Data extracted from a collection

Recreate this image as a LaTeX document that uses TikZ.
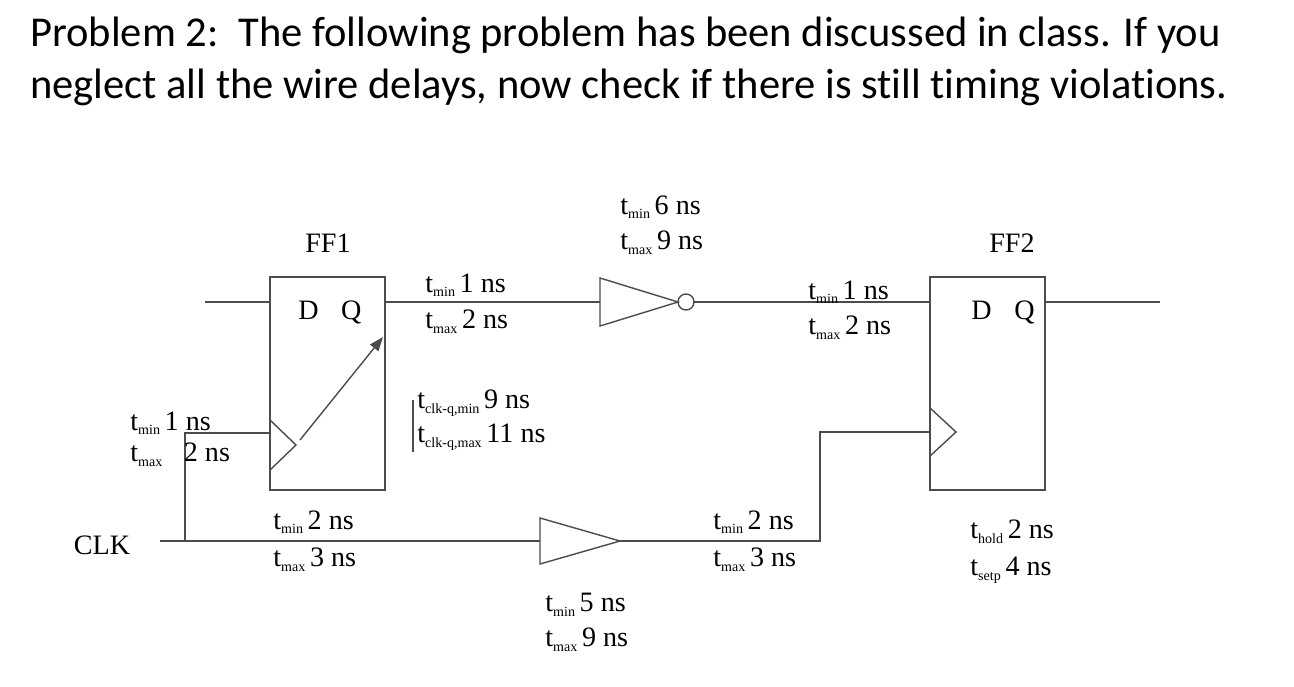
\documentclass[tikz,border=0pt]{standalone}
\usepackage{fontspec}
\setmainfont{Liberation Serif}
\newfontfamily\titlefont[Ligatures={NoCommon}]{Carlito}
\usetikzlibrary{arrows.meta}
\newcommand{\tlab}[2]{t\raisebox{-0.35ex}{\fontsize{8}{8}\selectfont #1}\,\fontsize{16}{16}\selectfont #2}
\tikzset{x=0.02cm,y=-0.02cm,
 wire/.style={line width=0.8pt,draw=black!70},
 ff/.style={draw=black!70,line width=0.8pt},
 lab/.style={font=\fontsize{16}{16}\selectfont,anchor=center,inner sep=0pt},
 ttl/.style={font=\titlefont\fontsize{24.2}{29}\selectfont,anchor=west,inner sep=0pt}}
\begin{document}
\begin{tikzpicture}
\useasboundingbox (0,0) rectangle (1294,686);
\node[ttl] (t1) at (30,35) {Problem 2:\, The following problem has been discussed in class. If you};
\node[ttl] (t2) at (30,87) {neglect all the wire delays, now check if there is still timing violations.};
% FF1
\draw[ff] (270,277) rectangle (385,490);
\node[lab] (ff1) at (328,243) {FF1};
\node[lab] (dq1) at (330,312) {D\hspace{0.8em}Q};
\draw[ff] (270,420) -- (296,445) -- (270,470);
\draw[ff,-{Triangle[length=8pt,width=6pt]}] (300,440) -- (383,337);
% FF2
\draw[ff] (930,277) rectangle (1045,490);
\node[lab] (ff2) at (1012,243) {FF2};
\node[lab] (dq2) at (1003,312) {D\hspace{0.8em}Q};
\draw[ff] (930,408) -- (956,432) -- (930,456);
% data path
\draw[wire] (205,302) -- (270,302);
\draw[wire] (385,302) -- (600,302);
\draw[ff] (600,278) -- (600,326) -- (678,302) -- cycle;
\draw[ff] (686,302) circle (8);
\draw[wire] (694,302) -- (930,302);
\draw[wire] (1045,302) -- (1160,302);
% clock path
\node[lab] (clk) at (102,545) {CLK};
\draw[wire] (160,541) -- (540,541);
\draw[ff] (540,518) -- (540,564) -- (620,541) -- cycle;
\draw[wire] (620,541) -- (820,541) -- (820,432) -- (930,432);
\draw[wire] (185,541) -- (185,433) -- (270,433);
\draw[wire] (413,400) -- (413,452);
% labels
\node[lab,anchor=west] at (130,423) {\tlab{min}{1 ns}};
\node[lab,anchor=west] at (130,455) {\tlab{max}{\hspace{0.6em}2 ns}};
\node[lab,anchor=west] at (425,285) {\tlab{min}{1 ns}};
\node[lab,anchor=west] at (425,322) {\tlab{max}{2 ns}};
\node[lab,anchor=west] at (417,403) {t\raisebox{-0.35ex}{\fontsize{8}{8}\selectfont clk-q,min}\,\fontsize{16}{16}\selectfont 9 ns};
\node[lab,anchor=west] at (417,437) {t\raisebox{-0.35ex}{\fontsize{8}{8}\selectfont clk-q,max}\,\fontsize{16}{16}\selectfont 11 ns};
\node[lab,anchor=west] at (620,207) {\tlab{min}{6 ns}};
\node[lab,anchor=west] at (620,243) {\tlab{max}{9 ns}};
\node[lab,anchor=west] at (808,292) {\tlab{min}{1 ns}};
\node[lab,anchor=west] at (808,328) {\tlab{max}{2 ns}};
\node[lab,anchor=west] at (273,522) {\tlab{min}{2 ns}};
\node[lab,anchor=west] at (273,560) {\tlab{max}{3 ns}};
\node[lab,anchor=west] at (713,522) {\tlab{min}{2 ns}};
\node[lab,anchor=west] at (713,560) {\tlab{max}{3 ns}};
\node[lab,anchor=west] at (545,605) {\tlab{min}{5 ns}};
\node[lab,anchor=west] at (545,640) {\tlab{max}{9 ns}};
\node[lab,anchor=west] at (970,532) {\tlab{hold}{2 ns}};
\node[lab,anchor=west] at (970,570) {\tlab{setp}{4 ns}};
\end{tikzpicture}
\end{document}
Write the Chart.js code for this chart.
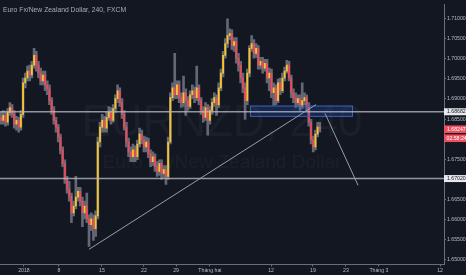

WHAT IS ASKED
Reproduce all of the data exactly, omitting each picture it holds.

WRITTEN ANSWER
Recreate this image as a LaTeX document that uses TikZ.
\documentclass[tikz,border=0pt]{standalone}
\usepackage{fontspec}
\setmainfont{Liberation Serif}
\newfontfamily\titlefont[Ligatures={NoCommon}]{Carlito}
\usetikzlibrary{arrows.meta}
\newcommand{\tlab}[2]{t\raisebox{-0.35ex}{\fontsize{8}{8}\selectfont #1}\,\fontsize{16}{16}\selectfont #2}
\tikzset{x=0.02cm,y=-0.02cm,
 wire/.style={line width=0.8pt,draw=black!70},
 ff/.style={draw=black!70,line width=0.8pt},
 lab/.style={font=\fontsize{16}{16}\selectfont,anchor=center,inner sep=0pt},
 ttl/.style={font=\titlefont\fontsize{24.2}{29}\selectfont,anchor=west,inner sep=0pt}}
\begin{document}
\begin{tikzpicture}
\useasboundingbox (0,0) rectangle (1294,686);
\node[ttl] (t1) at (30,35) {Problem 2:\, The following problem has been discussed in class. If you};
\node[ttl] (t2) at (30,87) {neglect all the wire delays, now check if there is still timing violations.};
% FF1
\draw[ff] (270,277) rectangle (385,490);
\node[lab] (ff1) at (328,243) {FF1};
\node[lab] (dq1) at (330,312) {D\hspace{0.8em}Q};
\draw[ff] (270,420) -- (296,445) -- (270,470);
\draw[ff,-{Triangle[length=8pt,width=6pt]}] (300,440) -- (383,337);
% FF2
\draw[ff] (930,277) rectangle (1045,490);
\node[lab] (ff2) at (1012,243) {FF2};
\node[lab] (dq2) at (1003,312) {D\hspace{0.8em}Q};
\draw[ff] (930,408) -- (956,432) -- (930,456);
% data path
\draw[wire] (205,302) -- (270,302);
\draw[wire] (385,302) -- (600,302);
\draw[ff] (600,278) -- (600,326) -- (678,302) -- cycle;
\draw[ff] (686,302) circle (8);
\draw[wire] (694,302) -- (930,302);
\draw[wire] (1045,302) -- (1160,302);
% clock path
\node[lab] (clk) at (102,545) {CLK};
\draw[wire] (160,541) -- (540,541);
\draw[ff] (540,518) -- (540,564) -- (620,541) -- cycle;
\draw[wire] (620,541) -- (820,541) -- (820,432) -- (930,432);
\draw[wire] (185,541) -- (185,433) -- (270,433);
\draw[wire] (413,400) -- (413,452);
% labels
\node[lab,anchor=west] at (130,423) {\tlab{min}{1 ns}};
\node[lab,anchor=west] at (130,455) {\tlab{max}{\hspace{0.6em}2 ns}};
\node[lab,anchor=west] at (425,285) {\tlab{min}{1 ns}};
\node[lab,anchor=west] at (425,322) {\tlab{max}{2 ns}};
\node[lab,anchor=west] at (417,403) {t\raisebox{-0.35ex}{\fontsize{8}{8}\selectfont clk-q,min}\,\fontsize{16}{16}\selectfont 9 ns};
\node[lab,anchor=west] at (417,437) {t\raisebox{-0.35ex}{\fontsize{8}{8}\selectfont clk-q,max}\,\fontsize{16}{16}\selectfont 11 ns};
\node[lab,anchor=west] at (620,207) {\tlab{min}{6 ns}};
\node[lab,anchor=west] at (620,243) {\tlab{max}{9 ns}};
\node[lab,anchor=west] at (808,292) {\tlab{min}{1 ns}};
\node[lab,anchor=west] at (808,328) {\tlab{max}{2 ns}};
\node[lab,anchor=west] at (273,522) {\tlab{min}{2 ns}};
\node[lab,anchor=west] at (273,560) {\tlab{max}{3 ns}};
\node[lab,anchor=west] at (713,522) {\tlab{min}{2 ns}};
\node[lab,anchor=west] at (713,560) {\tlab{max}{3 ns}};
\node[lab,anchor=west] at (545,605) {\tlab{min}{5 ns}};
\node[lab,anchor=west] at (545,640) {\tlab{max}{9 ns}};
\node[lab,anchor=west] at (970,532) {\tlab{hold}{2 ns}};
\node[lab,anchor=west] at (970,570) {\tlab{setp}{4 ns}};
\end{tikzpicture}
\end{document}
Write the Chart.js code for this chart.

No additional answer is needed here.